Phil Factor's Phrenetic Phoughts

Simple-Talk columnist
The wilder shores of Transact SQL

Powerpoint Pointlessness: You read it here first!

Published Wednesday, March 28, 2007 12:04 PM

Professor John Sweller, from the University of New South Wales School of Education, first came up with 'Cognitive Load Theory' in the 1980s. Most of his reasearch has been in the effectiveness of current teaching techniques. He has now produced evidence that PowerPoint presentations are impossible to take in if the information on the screen is the same as that which is spoken, because the audience’s attention will be split between the two.
 
'The use of Powerpoint presentations has been a disaster. It should be ditched. It is effective to 'speak to' a diagram because it presents the information in a different form, but it is not effective to speak the same words that are written."
 
"If you ever wondered why your eyes start glazing over as you read those dot points on the screen, at the same time the words are being spoken, it is because it is difficult to process the information  if it is coming in the written and spoken form at the same time."
 
You read it here first, of course, in January 2006. Survival Tips For Powerpoint by Phil Factor
(modest cough)
 

 


 

Comments

 

Patrick Index said:

Whenever I go to a presentation (with Powepoint slides i.e. all the presentations I have attended in the last 10 years) I find myself gagging for the speaker to come out the slides and go into a practical demo (before I nod off).  Phil, you have hit the nail on the head again Powerpoint presentations are ...... pointless.
April 19, 2007 10:01 AM
 

jtklopcic said:

The best presentations I have seen have used the time-honored practice of hand-drawn flip charts.  Since the presenter has to prepare them one marker-stroke at a time, each one becomes a masterpiece of efficient communication.  No more microscopic print on a busy faux-modern background!
May 2, 2007 8:33 AM
 

Phil Factor said:

Thanks, Patrick and Jtklopcic.
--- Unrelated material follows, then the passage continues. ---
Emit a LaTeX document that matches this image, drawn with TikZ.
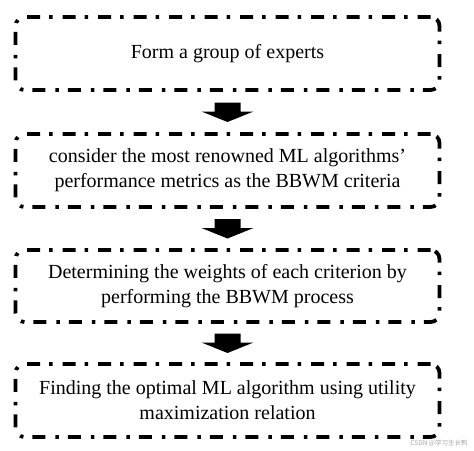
\documentclass[tikz,border=0pt]{standalone}
\usepackage{fontspec}
\setmainfont{Liberation Serif}
\newfontfamily\cjkfont{Noto Sans CJK SC}
\usetikzlibrary{calc}
\tikzset{
  stagebox/.style={draw=black, line width=3.8pt, line cap=butt,
    dash pattern=on 13pt off 10pt on 3.5pt off 9pt,
    rounded corners=9pt, minimum width=424pt, inner sep=0pt,
    align=center, font=\fontsize{20}{25}\selectfont},
  blockarrow/.style={fill=black, draw=none}
}
\newcommand{\flowarrow}[1]{%
  \fill[blockarrow] ($(#1)+(-13,-9.5)$) -- ++(26,0) -- ++(0,9) -- ++(13,0)
    -- ++(-26,10.5) -- ++(-26,-10.5) -- ++(13,0) -- cycle;}
\begin{document}
\begin{tikzpicture}[x=1pt,y=-1pt]
\useasboundingbox (0,0) rectangle (474,450);
\node[stagebox, minimum height=73pt] (b1) at (227.5,53.5) {Form a group of experts};
\node[stagebox, minimum height=73pt] (b2) at (227.5,170.5) {consider the most renowned ML algorithms'\\performance metrics as the BBWM criteria};
\node[stagebox, minimum height=72pt] (b3) at (227.5,286) {Determining the weights of each criterion by\\performing the BBWM process};
\node[stagebox, minimum height=73pt] (b4) at (227.5,400.5) {Finding the optimal ML algorithm using utility\\maximization relation};
\path (b1.south) -- (b2.north) coordinate[pos=0.5] (m1);
\path (b2.south) -- (b3.north) coordinate[pos=0.5] (m2);
\path (b3.south) -- (b4.north) coordinate[pos=0.5] (m3);
\flowarrow{m1}
\flowarrow{m2}
\flowarrow{m3}
\node[text=black!35, font=\fontsize{6.5}{7}\selectfont\cjkfont, inner sep=0pt] (wm) at (439,443) {CSDN @学习生长鸭};
\end{tikzpicture}
\end{document}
In reading over my article again I realise I forgot to mention that, when I was involved in the team determining corporate software standards for an International company, we made the competing potential suppliers sign a written undertaking never to give us any Powerpoint presentations, before they were allowed to be considered. It worked pretty well, though a few salesmen even then tried to 'make a break for it' until we retaliated with the fingers-in-the-ears-saying-LA-LA trick.

Were I to be suddenly called at short notice to replace the present government, I'd make a Powerpoint Presentation a Technical Assault. A sure vote-winner amongst right-minded people.